We substitute the values of $$x = -1$$ and $$y = 0$$ into the formula for $$r$$:
$$r = \sqrt{(-1)^2 + (0)^2}$$
First, calculate the squares:
$$(-1)^2 = 1$$
$$(0)^2 = 0$$
Now, substitute these back into the formula for $$r$$:
$$r = \sqrt{1 + 0}$$
$$r = \sqrt{1}$$
Since the problem requires $$r > 0$$, we take the positive square root:
$$r = 1$$

**step4** Calculating the value of $$\theta$$

Now we use the values of $$x = -1$$, $$y = 0$$, and $$r = 1$$ to find $$\theta$$.
Using the cosine relationship:
$$\cos \theta = \frac{x}{r} = \frac{-1}{1} = -1$$
Using the sine relationship:
$$\sin \theta = \frac{y}{r} = \frac{0}{1} = 0$$
We need to find an angle $$\theta$$ in the specified range ($$0 \leq \theta < 2\pi$$) for which the cosine is -1 and the sine is 0.
On the unit circle, the angle where the x-coordinate is -1 and the y-coordinate is 0 corresponds to the point $$(-1, 0)$$, which lies on the negative x-axis. This angle is $$\pi$$ radians (or 180 degrees).
So, $$\theta = \pi$$.
This value of $$\theta$$ falls within the required range $$0 \leq \theta < 2\pi$$, as $$0 \leq \pi < 2\pi$$.
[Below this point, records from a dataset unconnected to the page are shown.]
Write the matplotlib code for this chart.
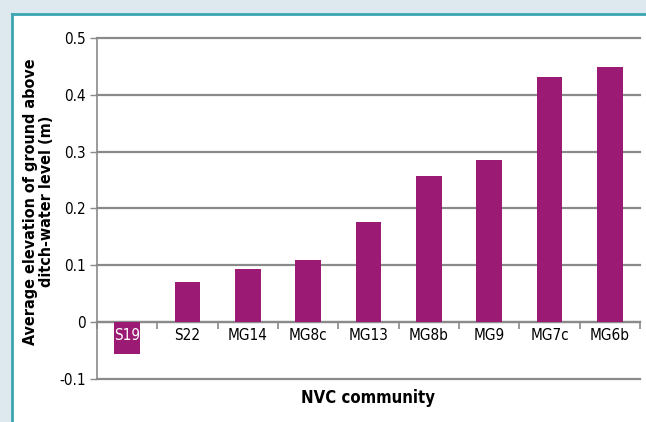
import numpy as np
import matplotlib.pyplot as plt
from matplotlib.patches import Rectangle

# NVC communities and mean elevation above ditch water (m)
communities = ['S19', 'S22', 'MG14', 'MG8c', 'MG13', 'MG8b', 'MG9', 'MG7c', 'MG6b']
elevation = [-0.056, 0.070, 0.094, 0.110, 0.177, 0.257, 0.286, 0.431, 0.449]
y_ticks = [-0.1, 0, 0.1, 0.2, 0.3, 0.4, 0.5]
y_labels = ['-0.1', '0', '0.1', '0.2', '0.3', '0.4', '0.5']

plt.rcParams['font.family'] = ['DejaVu Sans']
plt.rcParams['font.stretch'] = 'condensed'

fig = plt.figure(figsize=(6.46, 4.22), dpi=100)
fig.patch.set_facecolor('#dde9ef')

# white panel with teal border on top and left
panel = Rectangle((12/646, 0), 1, 1 - 14/422, transform=fig.transFigure,
                  facecolor='white', edgecolor='none', zorder=-5)
fig.patches.append(panel)
fig.add_artist(plt.Line2D([12/646, 12/646], [0, 1 - 14/422], color='#3ba6b2', lw=2,
                          transform=fig.transFigure, zorder=-4))
fig.add_artist(plt.Line2D([12/646, 1], [1 - 14/422, 1 - 14/422], color='#3ba6b2', lw=2,
                          transform=fig.transFigure, zorder=-4))

ax = fig.add_axes([97/646, 1 - 379/422, 543/646, 341/422])
ax.set_zorder(2)
ax.set_facecolor('none')

x = np.arange(len(communities))
ax.bar(x, elevation, width=0.43, color='#9b1b74', zorder=3)

ax.set_xlim(-0.5, len(communities) - 0.5)
ax.set_ylim(-0.1, 0.5)
ax.set_yticks(y_ticks)
ax.set_yticklabels(y_labels, fontsize=11)
ax.yaxis.grid(True, color='#8a8a8a', lw=1.6)
for gl in ax.get_ygridlines():
    gl.set_clip_on(False)
ax.tick_params(axis='y', length=5, width=1, color='#8a8a8a', pad=3)

# category axis along zero
ax.spines['bottom'].set_position(('data', 0))
ax.spines['bottom'].set_color('#8a8a8a')
ax.spines['bottom'].set_linewidth(1.6)
ax.spines['left'].set_color('#8a8a8a')
ax.spines['left'].set_linewidth(1.2)
ax.spines['top'].set_visible(False)
ax.spines['right'].set_visible(False)
ax.set_xticks(x)
ax.set_xticklabels(communities, fontsize=11)
ax.set_xticks(np.arange(len(communities) + 1) - 0.5, minor=True)
ax.tick_params(axis='x', which='major', length=0, pad=4)
ax.tick_params(axis='x', which='minor', length=5, width=1.2, color='#8a8a8a')
ax.xaxis.set_zorder(4)
ax.get_xticklabels()[0].set_color('white')

ax.set_ylabel('Average elevation of ground above\nditch-water level (m)', fontsize=11.5,
              fontweight='bold', labelpad=4, linespacing=1.05)
ax.yaxis.label.set_y(0.52)
fig.text(368/646, 1 - 398/422, 'NVC community', fontsize=12, fontweight='bold',
         ha='center', va='center')

plt.savefig('out.png', dpi=100, facecolor=fig.get_facecolor())
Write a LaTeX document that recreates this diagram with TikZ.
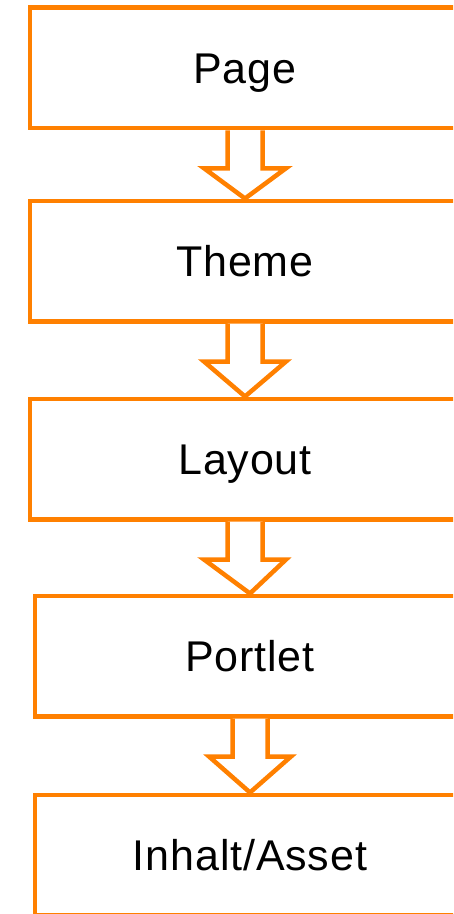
\documentclass[tikz,border=0pt]{standalone}
\usepackage{fontspec}
\setmainfont{Liberation Sans}[LetterSpace=2]
\usetikzlibrary{calc}
\definecolor{borange}{RGB}{255,128,0}
\tikzset{
  box/.style={draw=borange, line width=4.5pt, minimum width=430pt, minimum height=120.5pt,
    inner sep=0pt, font=\fontsize{43}{43}\selectfont, text height=31pt, text depth=0pt},
  hollowarrow/.style={draw=borange, line width=4.5pt, fill=white, line join=miter}
}
\newcommand{\harrow}[2]{%
  \draw[hollowarrow] ($(#1.south)+(-17.5,0)$) -- ++(0,38) -- ++(-23.5,0)
    -- (#2.north) -- ($(#1.south)+(41,38)$) -- ++(-23.5,0) -- ($(#1.south)+(17.5,0)$);
}
\begin{document}
\begin{tikzpicture}[x=1pt,y=-1pt]
\useasboundingbox (0,0) rectangle (453,914);
\clip (0,0) rectangle (453,914);
\node[box] (page) at (245,67.75) {Page};
\node[box] (theme) at (245,261) {Theme};
\node[box] (layout) at (245,459) {Layout};
\node[box] (portlet) at (250,656) {Portlet};
\node[box] (asset) at (250,855) {Inhalt/Asset};
\harrow{page}{theme}
\harrow{theme}{layout}
\harrow{layout}{portlet}
\harrow{portlet}{asset}
\end{tikzpicture}
\end{document}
**step5** Stating the final polar coordinates

Having calculated both $$r$$ and $$\theta$$, we can now state the polar coordinates.
The value for $$r$$ is 1.
The value for $$\theta$$ is $$\pi$$.
Therefore, the polar coordinates corresponding to $$(-1, 0)$$ are $$(1, \pi)$$.
We confirm that $$r=1$$ satisfies $$r>0$$ and $$\theta=\pi$$ satisfies $$0 \leq \theta < 2\pi$$. Both conditions are met.